::: Data :::

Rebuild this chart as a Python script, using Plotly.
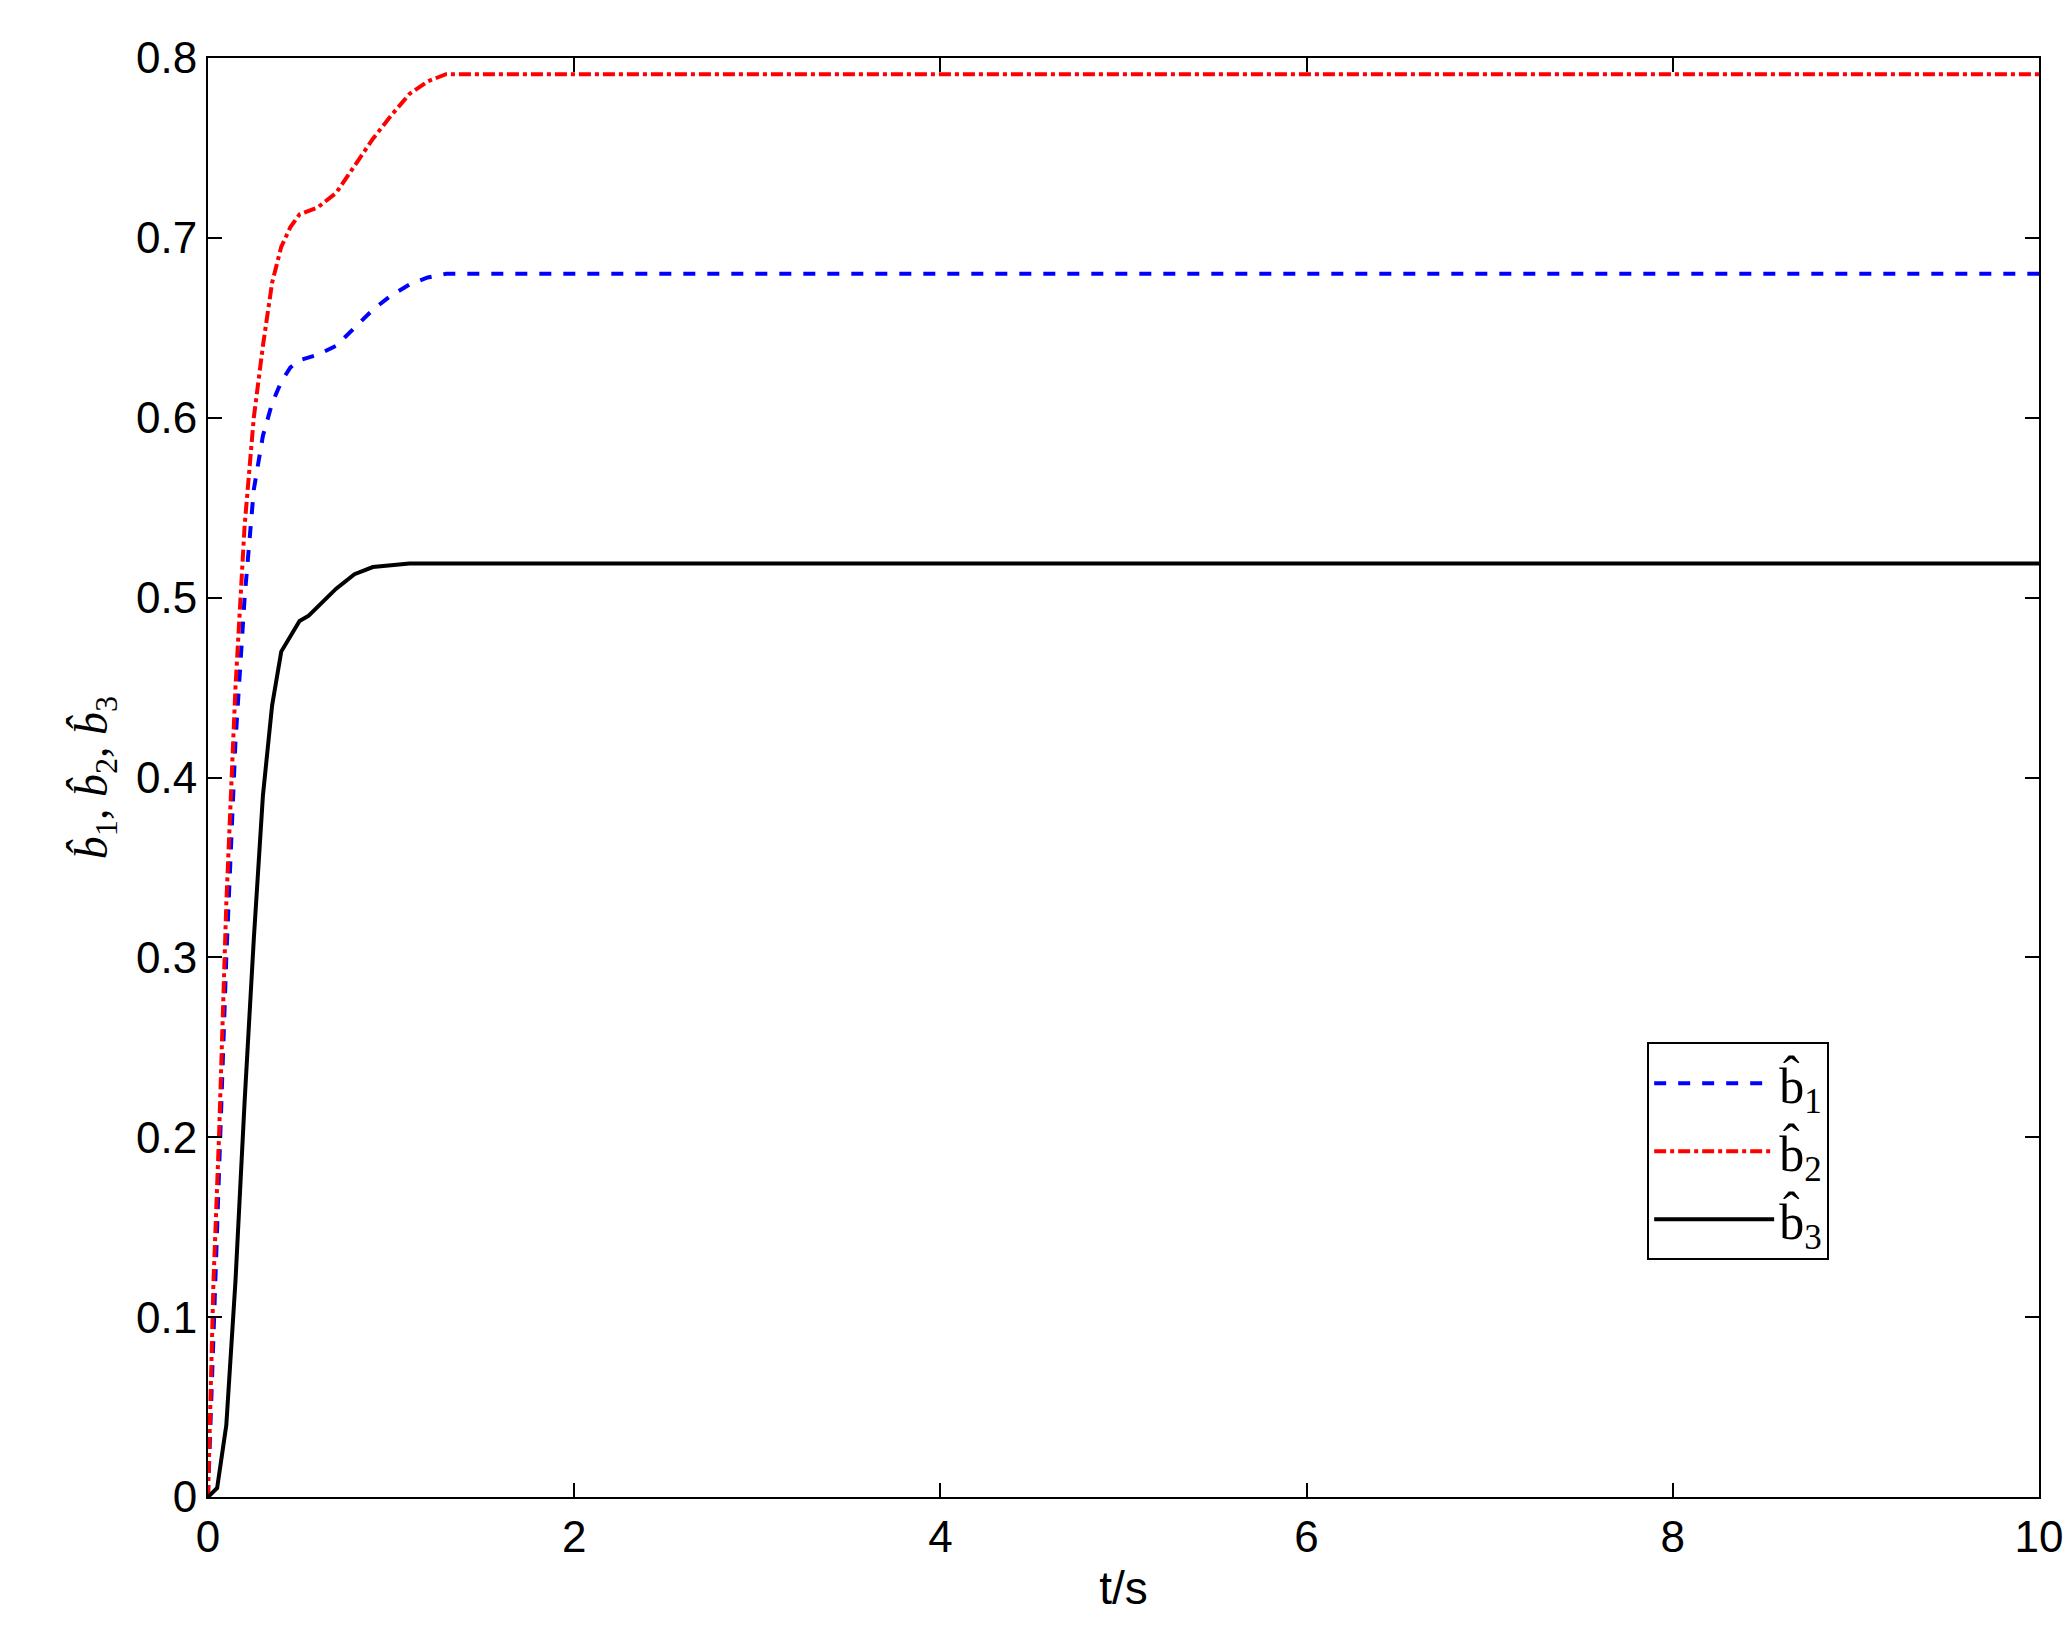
import plotly.graph_objects as go

t1 = [0,0.05,0.1,0.15,0.2,0.25,0.3,0.35,0.4,0.45,0.5,0.6,0.7,0.8,0.9,1.0,1.1,1.2,1.3,1.4,10]
b1 = [0,0.15,0.3,0.42,0.5,0.56,0.59,0.608,0.62,0.628,0.632,0.635,0.64,0.65,0.66,0.668,0.674,0.678,0.68,0.68,0.68]
t2 = [0,0.03,0.06,0.1,0.15,0.2,0.25,0.3,0.35,0.4,0.45,0.5,0.6,0.7,0.8,0.9,1.0,1.1,1.2,1.3,1.4,10]
b2 = [0,0.12,0.2,0.33,0.45,0.54,0.6,0.64,0.675,0.695,0.706,0.713,0.717,0.725,0.74,0.755,0.768,0.78,0.787,0.791,0.791,0.791]
t3 = [0,0.05,0.1,0.15,0.2,0.25,0.3,0.35,0.4,0.45,0.5,0.55,0.6,0.7,0.8,0.9,1.0,1.1,1.3,10]
b3 = [0,0.005,0.04,0.12,0.22,0.31,0.39,0.44,0.47,0.478,0.487,0.49,0.495,0.505,0.513,0.517,0.518,0.519,0.519,0.519]

fig = go.Figure()
fig.add_trace(go.Scatter(x=t1, y=b1, mode="lines", name="b̂<sub>1</sub>", line=dict(color="blue", width=4, dash="dash")))
fig.add_trace(go.Scatter(x=t2, y=b2, mode="lines", name="b̂<sub>2</sub>", line=dict(color="red", width=4, dash="dashdot")))
fig.add_trace(go.Scatter(x=t3, y=b3, mode="lines", name="b̂<sub>3</sub>", line=dict(color="black", width=4)))

ax = dict(showgrid=False, zeroline=False, showline=True, linecolor="black", linewidth=2, mirror="ticks",
          ticks="inside", ticklen=14, tickwidth=2, tickcolor="black", tickfont=dict(size=44, family="Liberation Sans", color="black"))
fig.update_layout(
    width=2071, height=1647, paper_bgcolor="white", plot_bgcolor="white",
    margin=dict(l=200, r=40, t=50, b=158),
    xaxis=dict(range=[0,10], dtick=2, title=dict(text="t/s", font=dict(size=46, family="Liberation Sans", color="black"), standoff=12), **ax),
    yaxis=dict(range=[0,0.8], dtick=0.1, title=dict(text="<i>b̂</i><sub>1</sub>, <i>b̂</i><sub>2</sub>, <i>b̂</i><sub>3</sub>", font=dict(size=46, family="Liberation Serif", color="black"), standoff=14), **ax),
    legend=dict(x=0.786, y=0.316, xanchor="left", yanchor="top", bordercolor="black", borderwidth=2, bgcolor="white",
                font=dict(size=50, family="Liberation Serif", color="black"), itemwidth=120, tracegroupgap=45,
                entrywidth=260),
)
fig.write_html("out.html")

:::

▶ Problem description
Print the listing above in full, exactly as written. Omit any pictures.

▶ Solution for this task
Rebuild this chart as a Python script, using Plotly.
import plotly.graph_objects as go

t1 = [0,0.05,0.1,0.15,0.2,0.25,0.3,0.35,0.4,0.45,0.5,0.6,0.7,0.8,0.9,1.0,1.1,1.2,1.3,1.4,10]
b1 = [0,0.15,0.3,0.42,0.5,0.56,0.59,0.608,0.62,0.628,0.632,0.635,0.64,0.65,0.66,0.668,0.674,0.678,0.68,0.68,0.68]
t2 = [0,0.03,0.06,0.1,0.15,0.2,0.25,0.3,0.35,0.4,0.45,0.5,0.6,0.7,0.8,0.9,1.0,1.1,1.2,1.3,1.4,10]
b2 = [0,0.12,0.2,0.33,0.45,0.54,0.6,0.64,0.675,0.695,0.706,0.713,0.717,0.725,0.74,0.755,0.768,0.78,0.787,0.791,0.791,0.791]
t3 = [0,0.05,0.1,0.15,0.2,0.25,0.3,0.35,0.4,0.45,0.5,0.55,0.6,0.7,0.8,0.9,1.0,1.1,1.3,10]
b3 = [0,0.005,0.04,0.12,0.22,0.31,0.39,0.44,0.47,0.478,0.487,0.49,0.495,0.505,0.513,0.517,0.518,0.519,0.519,0.519]

fig = go.Figure()
fig.add_trace(go.Scatter(x=t1, y=b1, mode="lines", name="b̂<sub>1</sub>", line=dict(color="blue", width=4, dash="dash")))
fig.add_trace(go.Scatter(x=t2, y=b2, mode="lines", name="b̂<sub>2</sub>", line=dict(color="red", width=4, dash="dashdot")))
fig.add_trace(go.Scatter(x=t3, y=b3, mode="lines", name="b̂<sub>3</sub>", line=dict(color="black", width=4)))

ax = dict(showgrid=False, zeroline=False, showline=True, linecolor="black", linewidth=2, mirror="ticks",
          ticks="inside", ticklen=14, tickwidth=2, tickcolor="black", tickfont=dict(size=44, family="Liberation Sans", color="black"))
fig.update_layout(
    width=2071, height=1647, paper_bgcolor="white", plot_bgcolor="white",
    margin=dict(l=200, r=40, t=50, b=158),
    xaxis=dict(range=[0,10], dtick=2, title=dict(text="t/s", font=dict(size=46, family="Liberation Sans", color="black"), standoff=12), **ax),
    yaxis=dict(range=[0,0.8], dtick=0.1, title=dict(text="<i>b̂</i><sub>1</sub>, <i>b̂</i><sub>2</sub>, <i>b̂</i><sub>3</sub>", font=dict(size=46, family="Liberation Serif", color="black"), standoff=14), **ax),
    legend=dict(x=0.786, y=0.316, xanchor="left", yanchor="top", bordercolor="black", borderwidth=2, bgcolor="white",
                font=dict(size=50, family="Liberation Serif", color="black"), itemwidth=120, tracegroupgap=45,
                entrywidth=260),
)
fig.write_html("out.html")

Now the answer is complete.